= Collected data entries =
▼▼▼

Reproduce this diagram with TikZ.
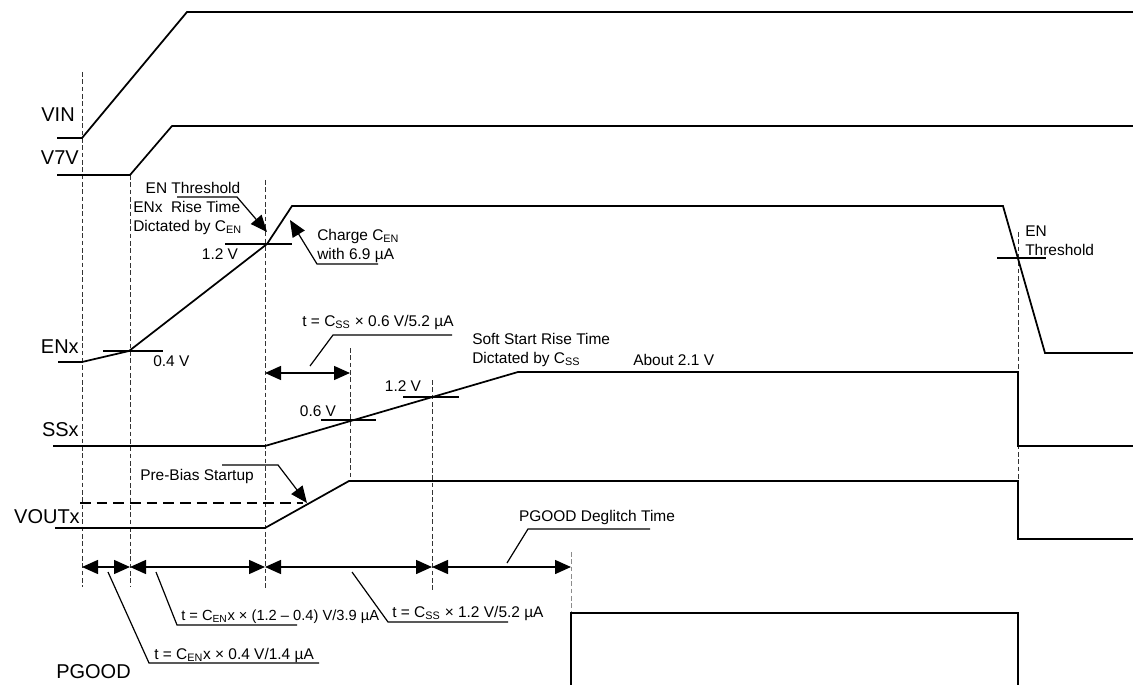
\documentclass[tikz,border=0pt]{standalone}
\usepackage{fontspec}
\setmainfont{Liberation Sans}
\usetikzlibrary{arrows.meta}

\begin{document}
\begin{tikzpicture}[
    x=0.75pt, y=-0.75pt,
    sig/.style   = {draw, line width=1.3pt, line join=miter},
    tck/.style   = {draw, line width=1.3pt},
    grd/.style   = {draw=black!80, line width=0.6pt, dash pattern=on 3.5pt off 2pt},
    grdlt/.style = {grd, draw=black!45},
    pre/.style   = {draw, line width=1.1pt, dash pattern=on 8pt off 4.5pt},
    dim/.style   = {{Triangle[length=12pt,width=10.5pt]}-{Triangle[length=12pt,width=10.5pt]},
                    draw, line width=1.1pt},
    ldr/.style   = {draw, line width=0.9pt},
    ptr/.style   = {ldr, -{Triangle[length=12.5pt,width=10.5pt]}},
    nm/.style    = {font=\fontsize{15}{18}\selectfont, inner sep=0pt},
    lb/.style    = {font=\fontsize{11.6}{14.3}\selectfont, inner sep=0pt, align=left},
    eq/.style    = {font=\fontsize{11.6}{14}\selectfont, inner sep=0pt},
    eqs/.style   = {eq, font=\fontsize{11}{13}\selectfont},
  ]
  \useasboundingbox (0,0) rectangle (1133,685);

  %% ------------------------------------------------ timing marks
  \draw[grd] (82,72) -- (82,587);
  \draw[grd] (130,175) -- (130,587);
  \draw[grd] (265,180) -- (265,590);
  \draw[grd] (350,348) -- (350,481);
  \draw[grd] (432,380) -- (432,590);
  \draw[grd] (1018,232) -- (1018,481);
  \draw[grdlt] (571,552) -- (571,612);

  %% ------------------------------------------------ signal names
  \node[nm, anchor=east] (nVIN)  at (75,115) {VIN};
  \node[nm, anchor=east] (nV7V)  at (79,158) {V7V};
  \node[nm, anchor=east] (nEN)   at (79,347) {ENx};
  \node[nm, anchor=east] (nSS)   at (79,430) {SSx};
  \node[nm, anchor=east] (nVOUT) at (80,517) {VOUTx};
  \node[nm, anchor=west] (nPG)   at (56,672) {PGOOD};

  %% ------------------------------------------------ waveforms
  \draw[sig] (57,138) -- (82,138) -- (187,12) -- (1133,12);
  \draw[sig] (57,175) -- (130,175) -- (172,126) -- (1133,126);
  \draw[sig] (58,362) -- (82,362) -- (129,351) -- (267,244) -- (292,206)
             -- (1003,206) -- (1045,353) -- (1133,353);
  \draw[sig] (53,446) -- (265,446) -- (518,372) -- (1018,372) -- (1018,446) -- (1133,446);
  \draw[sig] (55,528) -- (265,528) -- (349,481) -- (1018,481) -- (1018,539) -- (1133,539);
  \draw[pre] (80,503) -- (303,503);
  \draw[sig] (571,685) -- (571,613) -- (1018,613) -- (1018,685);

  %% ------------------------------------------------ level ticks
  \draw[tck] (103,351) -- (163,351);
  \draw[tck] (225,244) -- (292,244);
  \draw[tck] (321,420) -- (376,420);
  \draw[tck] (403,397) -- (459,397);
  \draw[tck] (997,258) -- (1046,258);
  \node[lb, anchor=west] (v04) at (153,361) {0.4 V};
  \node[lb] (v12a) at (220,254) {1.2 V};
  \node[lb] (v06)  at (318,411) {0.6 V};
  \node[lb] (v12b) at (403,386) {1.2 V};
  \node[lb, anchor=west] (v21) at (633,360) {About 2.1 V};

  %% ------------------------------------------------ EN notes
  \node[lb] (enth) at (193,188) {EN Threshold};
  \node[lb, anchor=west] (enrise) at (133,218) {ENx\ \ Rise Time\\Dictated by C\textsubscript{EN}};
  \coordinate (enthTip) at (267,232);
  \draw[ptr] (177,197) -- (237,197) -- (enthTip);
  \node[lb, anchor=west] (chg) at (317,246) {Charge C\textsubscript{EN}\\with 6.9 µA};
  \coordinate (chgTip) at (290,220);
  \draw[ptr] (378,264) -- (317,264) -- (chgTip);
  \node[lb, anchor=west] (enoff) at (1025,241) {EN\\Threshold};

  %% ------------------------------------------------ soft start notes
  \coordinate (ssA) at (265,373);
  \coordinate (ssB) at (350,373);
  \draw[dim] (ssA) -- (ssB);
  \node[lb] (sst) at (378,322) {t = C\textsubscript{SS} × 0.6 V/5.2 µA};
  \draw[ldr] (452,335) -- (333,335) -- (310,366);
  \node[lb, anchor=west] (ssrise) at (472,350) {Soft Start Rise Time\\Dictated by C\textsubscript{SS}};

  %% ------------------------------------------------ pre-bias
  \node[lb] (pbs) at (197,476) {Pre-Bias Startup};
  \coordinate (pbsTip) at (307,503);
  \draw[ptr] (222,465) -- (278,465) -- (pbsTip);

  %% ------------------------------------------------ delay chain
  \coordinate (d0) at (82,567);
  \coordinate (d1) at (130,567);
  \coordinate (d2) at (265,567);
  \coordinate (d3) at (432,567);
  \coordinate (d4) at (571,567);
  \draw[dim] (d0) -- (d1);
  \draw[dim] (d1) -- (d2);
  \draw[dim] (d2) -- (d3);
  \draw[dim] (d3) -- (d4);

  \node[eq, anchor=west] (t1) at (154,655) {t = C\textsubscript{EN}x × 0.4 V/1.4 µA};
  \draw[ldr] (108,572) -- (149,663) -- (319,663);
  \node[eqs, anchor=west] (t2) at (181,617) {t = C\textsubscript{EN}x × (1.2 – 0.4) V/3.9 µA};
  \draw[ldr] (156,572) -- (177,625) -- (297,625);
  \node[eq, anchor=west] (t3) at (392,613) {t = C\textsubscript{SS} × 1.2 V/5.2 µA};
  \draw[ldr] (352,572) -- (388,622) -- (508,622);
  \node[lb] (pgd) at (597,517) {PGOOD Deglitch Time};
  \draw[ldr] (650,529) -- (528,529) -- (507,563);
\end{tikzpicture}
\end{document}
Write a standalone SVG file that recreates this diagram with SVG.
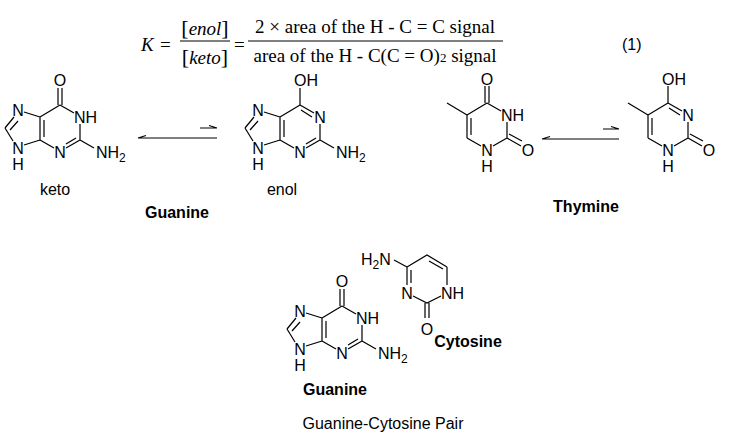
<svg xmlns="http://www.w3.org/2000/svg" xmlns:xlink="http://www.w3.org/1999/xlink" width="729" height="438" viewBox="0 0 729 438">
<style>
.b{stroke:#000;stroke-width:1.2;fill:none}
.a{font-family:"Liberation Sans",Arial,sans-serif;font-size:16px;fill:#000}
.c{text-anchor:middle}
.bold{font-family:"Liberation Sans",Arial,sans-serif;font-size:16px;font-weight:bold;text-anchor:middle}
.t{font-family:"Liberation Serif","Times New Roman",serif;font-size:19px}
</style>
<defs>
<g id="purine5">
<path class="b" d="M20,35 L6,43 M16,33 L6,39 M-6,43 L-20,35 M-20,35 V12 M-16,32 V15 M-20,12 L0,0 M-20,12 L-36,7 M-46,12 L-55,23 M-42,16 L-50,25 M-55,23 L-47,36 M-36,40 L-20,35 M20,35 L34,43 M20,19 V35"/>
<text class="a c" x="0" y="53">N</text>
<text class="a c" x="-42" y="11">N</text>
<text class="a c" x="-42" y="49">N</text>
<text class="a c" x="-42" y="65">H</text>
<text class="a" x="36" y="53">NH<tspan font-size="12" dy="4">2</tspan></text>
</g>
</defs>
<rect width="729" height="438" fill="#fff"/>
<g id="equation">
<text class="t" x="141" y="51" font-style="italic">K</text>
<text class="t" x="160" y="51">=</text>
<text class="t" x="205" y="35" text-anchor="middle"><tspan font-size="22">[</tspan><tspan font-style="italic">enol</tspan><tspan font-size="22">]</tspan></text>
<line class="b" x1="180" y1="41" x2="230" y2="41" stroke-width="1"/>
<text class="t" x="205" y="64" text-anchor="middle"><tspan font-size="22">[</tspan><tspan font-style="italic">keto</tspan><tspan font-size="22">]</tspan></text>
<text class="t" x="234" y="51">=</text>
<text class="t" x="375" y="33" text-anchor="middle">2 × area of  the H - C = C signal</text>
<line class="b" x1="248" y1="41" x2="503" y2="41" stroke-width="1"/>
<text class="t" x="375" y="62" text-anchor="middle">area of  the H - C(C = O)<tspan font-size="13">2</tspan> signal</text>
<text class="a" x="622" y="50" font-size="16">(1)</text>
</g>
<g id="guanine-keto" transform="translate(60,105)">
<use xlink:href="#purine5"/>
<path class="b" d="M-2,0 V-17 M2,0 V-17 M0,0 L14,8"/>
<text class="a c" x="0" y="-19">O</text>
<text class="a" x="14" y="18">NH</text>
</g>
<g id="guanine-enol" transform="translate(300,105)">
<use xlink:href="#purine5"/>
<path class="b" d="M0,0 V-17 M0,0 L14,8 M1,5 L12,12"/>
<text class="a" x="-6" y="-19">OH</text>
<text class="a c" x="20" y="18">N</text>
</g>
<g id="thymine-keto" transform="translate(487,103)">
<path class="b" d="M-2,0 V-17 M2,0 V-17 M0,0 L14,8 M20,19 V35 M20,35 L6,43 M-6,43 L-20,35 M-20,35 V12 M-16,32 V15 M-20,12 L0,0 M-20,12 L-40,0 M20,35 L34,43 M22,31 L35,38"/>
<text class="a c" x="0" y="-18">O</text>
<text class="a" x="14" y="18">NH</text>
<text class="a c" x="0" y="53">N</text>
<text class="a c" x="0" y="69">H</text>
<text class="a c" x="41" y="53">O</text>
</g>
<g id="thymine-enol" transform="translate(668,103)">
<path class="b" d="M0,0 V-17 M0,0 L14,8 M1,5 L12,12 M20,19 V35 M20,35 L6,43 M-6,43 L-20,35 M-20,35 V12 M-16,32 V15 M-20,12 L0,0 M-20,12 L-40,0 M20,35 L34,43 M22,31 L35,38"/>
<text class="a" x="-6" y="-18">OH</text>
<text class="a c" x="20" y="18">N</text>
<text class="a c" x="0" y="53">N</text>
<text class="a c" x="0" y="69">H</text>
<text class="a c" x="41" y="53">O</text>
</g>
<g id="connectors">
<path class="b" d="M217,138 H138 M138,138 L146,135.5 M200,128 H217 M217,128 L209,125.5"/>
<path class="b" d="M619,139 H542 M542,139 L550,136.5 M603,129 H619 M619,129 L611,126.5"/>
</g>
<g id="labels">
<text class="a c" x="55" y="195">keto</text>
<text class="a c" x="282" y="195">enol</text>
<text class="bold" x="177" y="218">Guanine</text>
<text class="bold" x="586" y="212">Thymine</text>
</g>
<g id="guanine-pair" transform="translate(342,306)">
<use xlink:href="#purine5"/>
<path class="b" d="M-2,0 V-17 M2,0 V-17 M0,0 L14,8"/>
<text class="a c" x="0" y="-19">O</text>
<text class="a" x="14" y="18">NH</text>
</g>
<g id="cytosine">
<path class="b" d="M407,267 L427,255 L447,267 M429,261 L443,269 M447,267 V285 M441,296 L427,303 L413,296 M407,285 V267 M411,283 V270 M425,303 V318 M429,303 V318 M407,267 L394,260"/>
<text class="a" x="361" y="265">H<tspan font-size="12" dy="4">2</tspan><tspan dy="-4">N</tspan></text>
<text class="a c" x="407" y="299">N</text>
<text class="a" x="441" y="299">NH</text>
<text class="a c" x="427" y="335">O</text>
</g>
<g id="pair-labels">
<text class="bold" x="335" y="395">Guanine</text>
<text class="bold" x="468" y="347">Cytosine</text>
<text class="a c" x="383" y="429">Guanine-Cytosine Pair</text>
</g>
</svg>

▲▲▲

= What you should do =
Leave the pictures out, and restate exactly the lines from the start of the records through the one that contains "(571,552) -- (571,612);".

= Result for this task =
Reproduce this diagram with TikZ.
\documentclass[tikz,border=0pt]{standalone}
\usepackage{fontspec}
\setmainfont{Liberation Sans}
\usetikzlibrary{arrows.meta}

\begin{document}
\begin{tikzpicture}[
    x=0.75pt, y=-0.75pt,
    sig/.style   = {draw, line width=1.3pt, line join=miter},
    tck/.style   = {draw, line width=1.3pt},
    grd/.style   = {draw=black!80, line width=0.6pt, dash pattern=on 3.5pt off 2pt},
    grdlt/.style = {grd, draw=black!45},
    pre/.style   = {draw, line width=1.1pt, dash pattern=on 8pt off 4.5pt},
    dim/.style   = {{Triangle[length=12pt,width=10.5pt]}-{Triangle[length=12pt,width=10.5pt]},
                    draw, line width=1.1pt},
    ldr/.style   = {draw, line width=0.9pt},
    ptr/.style   = {ldr, -{Triangle[length=12.5pt,width=10.5pt]}},
    nm/.style    = {font=\fontsize{15}{18}\selectfont, inner sep=0pt},
    lb/.style    = {font=\fontsize{11.6}{14.3}\selectfont, inner sep=0pt, align=left},
    eq/.style    = {font=\fontsize{11.6}{14}\selectfont, inner sep=0pt},
    eqs/.style   = {eq, font=\fontsize{11}{13}\selectfont},
  ]
  \useasboundingbox (0,0) rectangle (1133,685);

  %% ------------------------------------------------ timing marks
  \draw[grd] (82,72) -- (82,587);
  \draw[grd] (130,175) -- (130,587);
  \draw[grd] (265,180) -- (265,590);
  \draw[grd] (350,348) -- (350,481);
  \draw[grd] (432,380) -- (432,590);
  \draw[grd] (1018,232) -- (1018,481);
  \draw[grdlt] (571,552) -- (571,612);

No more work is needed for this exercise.